Loeffen oversees a project by the Dutch social enterprise AUXFIN, which is bringing digital services to agri-preneurs across the country. Fifty households are grouped together, they elect a group leader and get access to an AUXFIN tablet with software that provides services like agricultural education, access to agricultural inputs and finance. Loeffen says, “it’s quite interesting that in this poor country of Burundi, we have leapfrogged ahead in terms of technological advancement”.
Subsistence to scalable businesses
In the big city hubs, digitisation goes quickly. Yet, vast swathes of rural Sub-Saharan Africa lack internet reach and this is where almost all of the continent’s market produce is coming from. Here, radio is still the main, if not only, medium of information sharing. The South Sudanese government is utilising this tool with public broadcasts about handwashing but international NGO, SPARK, is using radio as a tool to confront any impending food shortages.
Alongside Cordaid and Agriterra, SPARK is rolling out training for farmers across local radio stations in South Sudan, as well as providing in-kind loans of seeds. In landlocked South Sudan, farmers are finding it difficult to source or afford seeds to plant. Between April and May, conditions in South Sudan’s rural pastures are ripe for planting sorghum, maize and vegetables.
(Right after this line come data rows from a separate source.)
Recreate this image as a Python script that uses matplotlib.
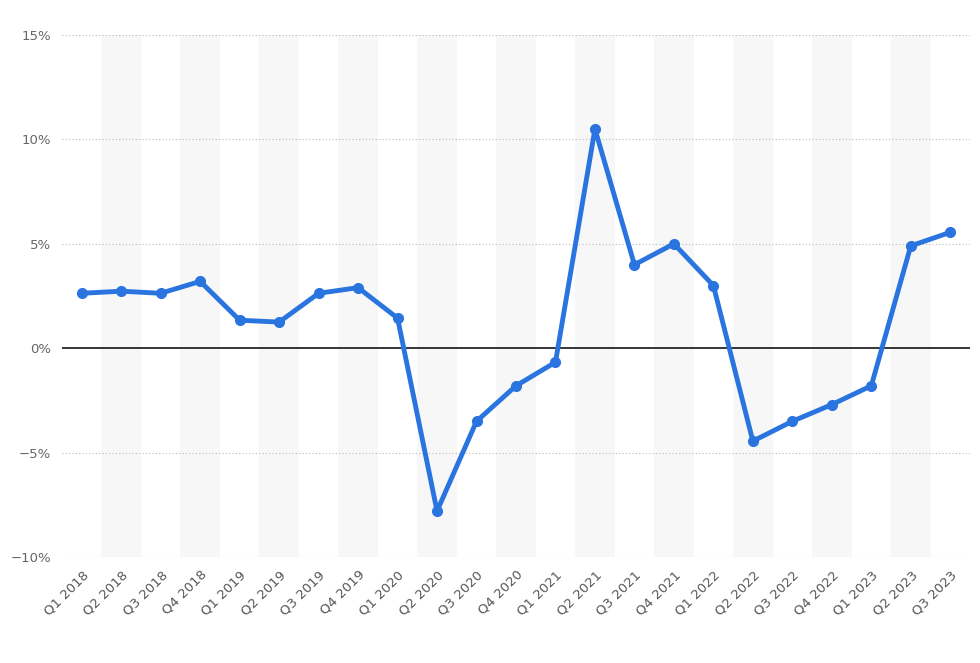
import matplotlib
matplotlib.use("Agg")
import matplotlib.pyplot as plt

quarters = ["Q1 2018", "Q2 2018", "Q3 2018", "Q4 2018", "Q1 2019", "Q2 2019", "Q3 2019",
            "Q4 2019", "Q1 2020", "Q2 2020", "Q3 2020", "Q4 2020", "Q1 2021", "Q2 2021",
            "Q3 2021", "Q4 2021", "Q1 2022", "Q2 2022", "Q3 2022", "Q4 2022", "Q1 2023",
            "Q2 2023", "Q3 2023"]
growth = [2.63, 2.73, 2.63, 3.2, 1.34, 1.25, 2.63, 2.9, 1.44, -7.8, -3.5, -1.8, -0.67,
          10.5, 4.0, 5.0, 3.0, -4.45, -3.5, -2.7, -1.8, 4.9, 5.55]
yticks = [-10, -5, 0, 5, 10, 15]

fig = plt.figure(figsize=(9.8, 6.63), dpi=100)
ax = fig.add_axes([62 / 980, 106 / 663, 908 / 980, 522 / 663])
x = range(len(quarters))

# alternating background bands
for i in x:
    if i % 2 == 1:
        ax.axvspan(i - 0.5, i + 0.5, color="#f7f7f7", zorder=0, lw=0)

for t in yticks:
    if t != 0:
        ax.axhline(t, color="#bbbbbb", lw=0.8, ls=(0, (1, 2)), zorder=1)
ax.axhline(0, color="black", lw=1.1, zorder=2)

ax.plot(x, growth, color="#2a74e0", lw=3.5, marker="o", ms=7, zorder=3,
        solid_joinstyle="round")

ax.set_xlim(-0.5, len(quarters) - 0.5)
ax.set_ylim(-10, 15)
ax.set_yticks(yticks)
ax.set_yticklabels([f"{t}%".replace("-", "\u2212") for t in yticks], color="#666666", fontsize=9.5)
ax.set_xticks(list(x))
ax.set_xticklabels(quarters, rotation=45, ha="right", rotation_mode="anchor",
                   color="#555555", fontsize=9.5)
ax.tick_params(length=0, pad=8)
for s in ax.spines.values():
    s.set_visible(False)

fig.savefig("out.png", dpi=100)
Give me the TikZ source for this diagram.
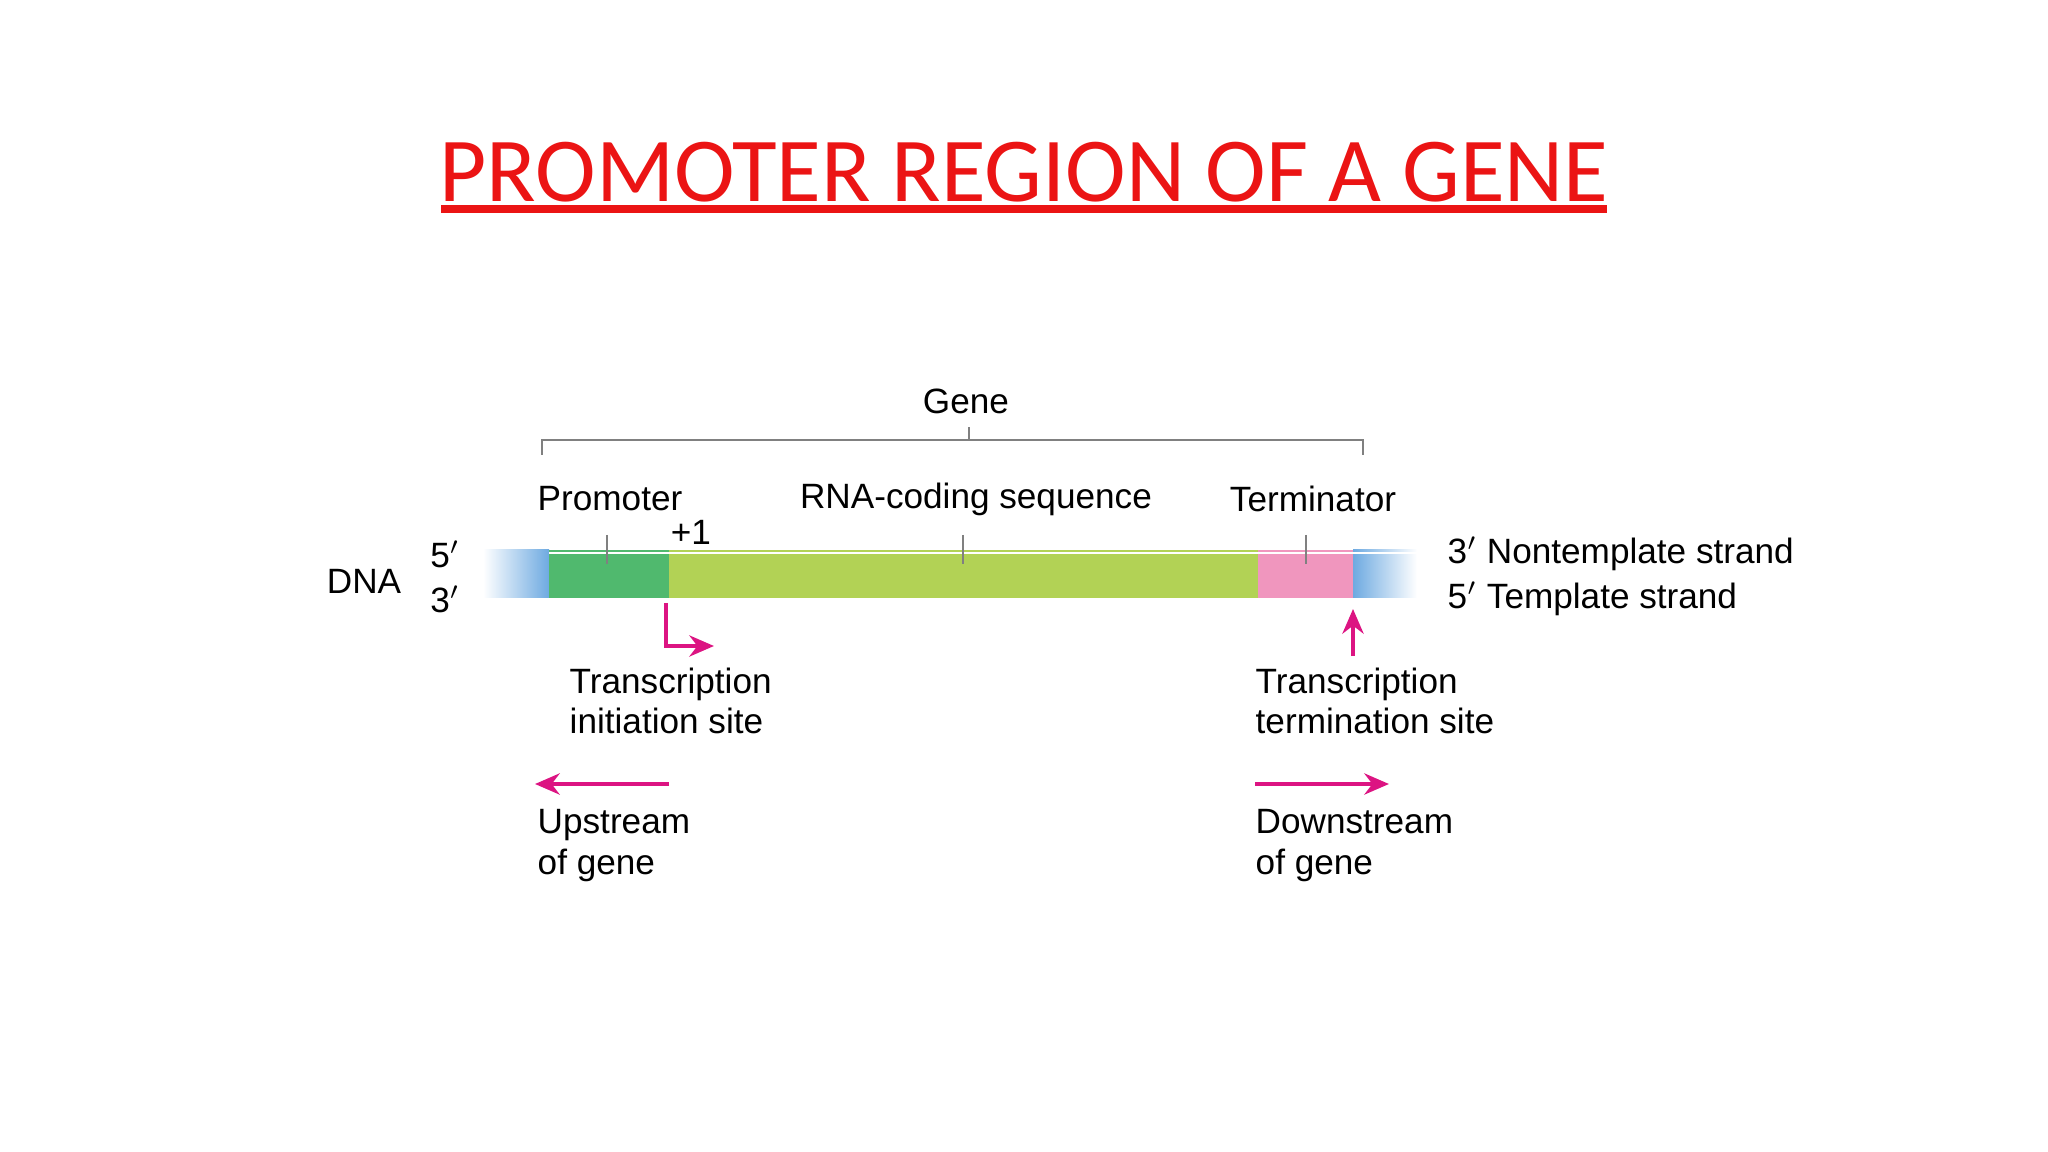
\documentclass[tikz,border=0pt]{standalone}
\usepackage{fontspec}
\setmainfont{Liberation Sans}
\newfontfamily\titlefont{Carlito}
\usetikzlibrary{arrows.meta}
\definecolor{titlered}{RGB}{235,20,20}
\definecolor{dnablue}{RGB}{110,170,225}
\definecolor{promgreen}{RGB}{80,185,110}
\definecolor{codegreen}{RGB}{178,210,85}
\definecolor{termpink}{RGB}{240,150,190}
\definecolor{arrowpink}{RGB}{220,20,130}
\begin{document}
\begin{tikzpicture}[x=0.01cm,y=-0.01cm,
                    label text/.style={font=\fontsize{10}{11.5}\selectfont,inner sep=0pt},
                    site text/.style={label text,align=left,anchor=north west},
                    pink arrow/.style={arrowpink,line width=1.3pt,-{Stealth[length=7pt,width=6pt]}},
                    thin tick/.style={gray,line width=0.5pt}]
  \useasboundingbox (0,0) rectangle (2048,1152);

  % title
  \node[font=\titlefont\fontsize{26}{30}\selectfont,text=titlered] (title) at (1024,172) {PROMOTER REGION OF A GENE};
  \draw[titlered,line width=2pt] (441,209) -- (1607,209);

  % gene bracket
  \node[label text] (gene) at (966,401) {Gene};
  \draw[thin tick] (542,455) -- (542,440) -- (1363,440) -- (1363,455);
  \draw[thin tick] (969,440) -- (969,427);

  % DNA bar
  \shade[left color=white,right color=dnablue] (483,550) rectangle (549,598);
  \fill[promgreen] (549,550) rectangle (669,598);
  \fill[codegreen] (669,550) rectangle (1258,598);
  \fill[termpink] (1258,550) rectangle (1353,598);
  \shade[left color=dnablue,right color=white] (1353,550) rectangle (1417,598);
  \draw[white,line width=0.6pt] (549,553) -- (1417,553);

  \node[label text] (prom) at (610,499) {Promoter};
  \node[label text] (rna) at (976,499) {RNA-coding sequence};
  \node[label text] (term) at (1313,499) {Terminator};
  \node[label text] (plus) at (691,532) {+1};
  \draw[thin tick] (607,535) -- (607,564);
  \draw[thin tick] (963,535) -- (963,564);
  \draw[thin tick] (1306,535) -- (1306,564);

  \node[label text] (dna) at (364,581) {DNA};
  \node[label text] (five) at (445,554) {5$'$};
  \node[label text] (three) at (445,599) {3$'$};
  \node[label text,anchor=west] (nontemp) at (1447,554) {3$'$ Nontemplate strand};
  \node[label text,anchor=west] (temp) at (1447,599) {5$'$ Template strand};

  % sites
  \coordinate (init top) at (666,603);
  \coordinate (init end) at (714,646);
  \draw[pink arrow] (init top) |- (init end);
  \node[site text] (init) at (569,667) {Transcription\\initiation site};
  \coordinate (term low) at (1353,656);
  \coordinate (term top) at (1353,609);
  \draw[pink arrow] (term low) -- (term top);
  \node[site text] (termsite) at (1255,667) {Transcription\\termination site};

  % directions
  \coordinate (up start) at (669,784);
  \coordinate (up end) at (535,784);
  \draw[pink arrow] (up start) -- (up end);
  \node[site text] (upstream) at (537,809) {Upstream\\of gene};
  \coordinate (down start) at (1255,784);
  \coordinate (down end) at (1389,784);
  \draw[pink arrow] (down start) -- (down end);
  \node[site text] (downstream) at (1255,809) {Downstream\\of gene};
\end{tikzpicture}
\end{document}
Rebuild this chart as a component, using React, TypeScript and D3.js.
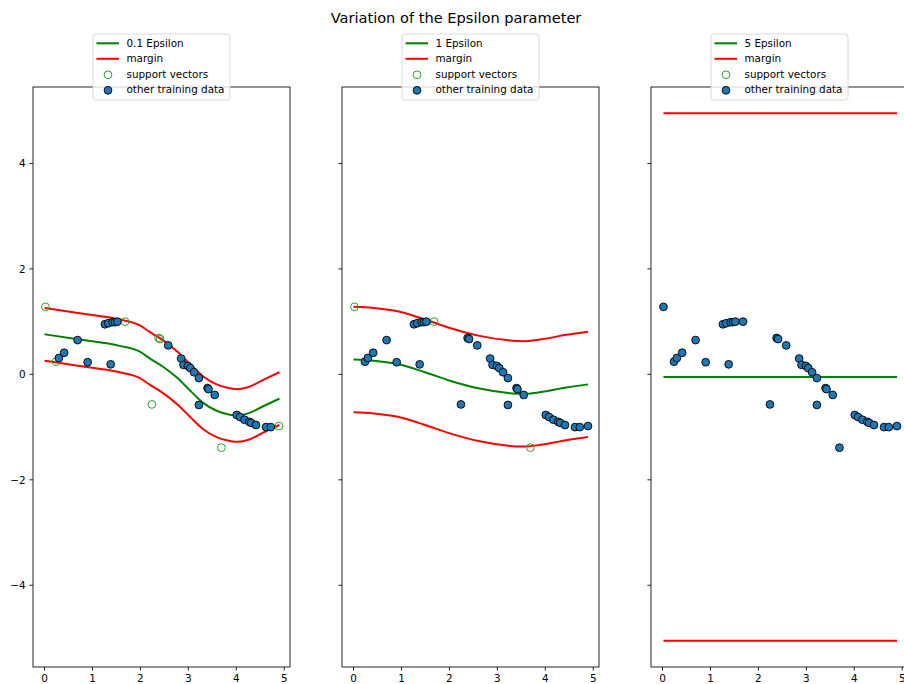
import React, { useEffect, useRef } from "react";
import * as d3 from "d3";

// training points
const pointX = [0.02, 0.24, 0.3, 0.41, 0.69, 0.9, 1.26, 1.33, 1.38, 1.42, 1.47, 1.52, 1.68, 2.24, 2.38, 2.41, 2.58, 2.85, 2.9, 2.99, 3.04, 3.12, 3.22, 3.22, 3.4, 3.42, 3.55, 3.69, 4.01, 4.08, 4.17, 4.27, 4.31, 4.41, 4.62, 4.72, 4.89];
const pointY = [1.28, 0.24, 0.31, 0.41, 0.65, 0.23, 0.95, 0.97, 0.19, 0.99, 0.99, 1.0, 1.0, -0.57, 0.69, 0.67, 0.55, 0.3, 0.18, 0.16, 0.12, 0.04, -0.07, -0.58, -0.26, -0.28, -0.39, -1.39, -0.77, -0.81, -0.86, -0.9, -0.92, -0.96, -1.0, -1.0, -0.98];

// model predictions per epsilon
const predX01 = [0, 0.73, 1.57, 1.99, 2.2, 2.48, 2.76, 3.03, 3.31, 3.59, 3.8, 4.01, 4.22, 4.57, 4.9];
const predY01 = [0.76, 0.66, 0.54, 0.43, 0.3, 0.14, -0.06, -0.3, -0.54, -0.69, -0.75, -0.78, -0.75, -0.6, -0.46];
const predX1 = [0, 0.42, 0.9, 1.46, 2.01, 2.63, 3.19, 3.53, 3.88, 4.44, 4.89];
const predY1 = [0.28, 0.26, 0.2, 0.05, -0.12, -0.27, -0.35, -0.37, -0.34, -0.25, -0.19];
const predX5 = [0.02, 4.89];
const predY5 = [-0.05, -0.05];

const epsilonLabels = ["0.1 Epsilon", "1 Epsilon", "5 Epsilon"];
const marginWidths = [0.5, 1, 5];
const supportIdx01 = [0, 1, 12, 13, 14, 15, 27, 36];
const supportIdx1 = [0, 12, 27];
const supportIdx5: number[] = [];

const xTicks = [0, 1, 2, 3, 4, 5];
const yTicks = [-4, -2, 0, 2, 4];
const legendLabels = ["margin", "support vectors", "other training data"];

const W = 904;
const H = 684;
const FONT = "DejaVu Sans, sans-serif";
const R = 3.9;

const App = () => {
  const ref = useRef<SVGSVGElement>(null);

  useEffect(() => {
    const svg = d3.select(ref.current);
    svg.selectAll("*").remove();

    const panels = [
      { px: predX01, py: predY01, sv: supportIdx01 },
      { px: predX1, py: predY1, sv: supportIdx1 },
      { px: predX5, py: predY5, sv: supportIdx5 },
    ];

    const axLefts = [33, 342, 651];
    const axW = 257;
    const top = 87;
    const bottom = 667;

    const y = d3.scaleLinear().domain([-5.55, 5.45]).range([bottom, top]);

    svg.append("text")
      .attr("x", 456)
      .attr("y", 23)
      .attr("text-anchor", "middle")
      .style("font-family", FONT)
      .style("font-size", "14.6px")
      .text("Variation of the Epsilon parameter");

    panels.forEach((p, i) => {
      const left = axLefts[i];
      const x = d3.scaleLinear().domain([-0.24, 5.12]).range([left, left + axW]);
      const g = svg.append("g");

      const clipId = `clip${i}`;
      svg.append("clipPath").attr("id", clipId)
        .append("rect").attr("x", left).attr("y", top).attr("width", axW).attr("height", bottom - top);

      const line = d3.line<number>()
        .x((_, k) => x(p.px[k]))
        .curve(d3.curveMonotoneX);

      const plot = g.append("g").attr("clip-path", `url(#${clipId})`);
      const idx = p.px.map((_, k) => k);

      plot.append("path")
        .attr("d", line.y(k => y(p.py[k]))(idx))
        .attr("fill", "none").attr("stroke", "#008000").attr("stroke-width", 2);
      [1, -1].forEach(s => {
        plot.append("path")
          .attr("d", line.y(k => y(p.py[k] + s * marginWidths[i]))(idx))
          .attr("fill", "none").attr("stroke", "#ff0000").attr("stroke-width", 2);
      });

      const svSet = new Set(p.sv);
      plot.selectAll(".sv")
        .data(p.sv)
        .enter().append("circle")
        .attr("cx", k => x(pointX[k])).attr("cy", k => y(pointY[k]))
        .attr("r", R)
        .attr("fill", "none").attr("stroke", "#2ca02c").attr("stroke-width", 1);

      const others = pointX.map((_, k) => k).filter(k => !svSet.has(k));
      plot.selectAll(".pt")
        .data(others)
        .enter().append("circle")
        .attr("cx", k => x(pointX[k])).attr("cy", k => y(pointY[k]))
        .attr("r", R)
        .attr("fill", "#1f77b4").attr("stroke", "#000").attr("stroke-width", 0.9);

      // spines
      g.append("rect")
        .attr("x", left).attr("y", top).attr("width", axW).attr("height", bottom - top)
        .attr("fill", "none").attr("stroke", "#000").attr("stroke-width", 0.85);

      // x ticks
      xTicks.forEach(t => {
        g.append("line")
          .attr("x1", x(t)).attr("x2", x(t)).attr("y1", bottom).attr("y2", bottom + 3.6)
          .attr("stroke", "#000").attr("stroke-width", 0.85);
        g.append("text")
          .attr("x", x(t)).attr("y", bottom + 15)
          .attr("text-anchor", "middle")
          .style("font-family", FONT).style("font-size", "10.4px")
          .text(String(t));
      });

      // y ticks, labels only on the first panel
      yTicks.forEach(t => {
        g.append("line")
          .attr("x1", left - 3.6).attr("x2", left).attr("y1", y(t)).attr("y2", y(t))
          .attr("stroke", "#000").attr("stroke-width", 0.85);
        if (i === 0) {
          g.append("text")
            .attr("x", left - 7.4).attr("y", y(t)).attr("dy", "0.36em")
            .attr("text-anchor", "end")
            .style("font-family", FONT).style("font-size", "10.4px")
            .text(t < 0 ? `\u2212${-t}` : String(t));
        }
      });

      // legend
      const lw = 137;
      const lx = left + axW / 2 - lw / 2;
      const lg = g.append("g");
      lg.append("rect")
        .attr("x", lx).attr("y", 34).attr("width", lw).attr("height", 66)
        .attr("rx", 3).attr("fill", "#fff").attr("fill-opacity", 0.8)
        .attr("stroke", "#d6d6d6").attr("stroke-width", 0.9);
      const rows = [epsilonLabels[i], ...legendLabels];
      const rowY = [43.3, 58.8, 74.3, 89.8];
      rows.forEach((label, r) => {
        const cy = rowY[r];
        if (r === 0 || r === 1) {
          lg.append("line")
            .attr("x1", lx + 3.5).attr("x2", lx + 26).attr("y1", cy).attr("y2", cy)
            .attr("stroke", r === 0 ? "#008000" : "#ff0000").attr("stroke-width", 2);
        } else {
          lg.append("circle")
            .attr("cx", lx + 15).attr("cy", cy + 0.5).attr("r", R)
            .attr("fill", r === 2 ? "none" : "#1f77b4")
            .attr("stroke", r === 2 ? "#2ca02c" : "#000").attr("stroke-width", r === 2 ? 1 : 0.9);
        }
        lg.append("text")
          .attr("x", lx + 33.5).attr("y", cy).attr("dy", "0.35em")
          .style("font-family", FONT).style("font-size", "10.4px")
          .text(label);
      });
    });
  }, []);

  return (
    <svg
      ref={ref}
      width={W}
      height={H}
      style={{ position: "absolute", left: 0, top: 0, background: "#fff" }}
    />
  );
};

export default App;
Yet, COVID-19 lockdowns, a volatile security situation, years of failed harvests due to drought, and a second, more deadly wave of locusts on the horizon, are limiting South Sudanese farmers’ chance to sow their crops.
Subsistence farmers and agricultural SMEs could hold the key to combating local food shortages during COVID-19. Rising demand for domestically-grown food because of cross-border trade restrictions could be a chance for many family farmers – with the right support – to start supplying markets and urban populations.
While it’s premature to suggest that all countries in Sub-Saharan Africa will emerge phoenix-like from the coronavirus pandemic, COVID-19 is teaching us that there are other ways of doing things. In the face of widespread sickness, death and food shortages, perhaps the circumstances this disease creates can also contribute to some much-needed paradigm shifts. Shifts towards localisation in the development sector, a boost for the digital capabilities of rural regions, and a leg-up the economic ladder for subsistence farmers towards farming as business. The backbone of Sub-Saharan Africa’s economy, agriculture, is starting to know its worth.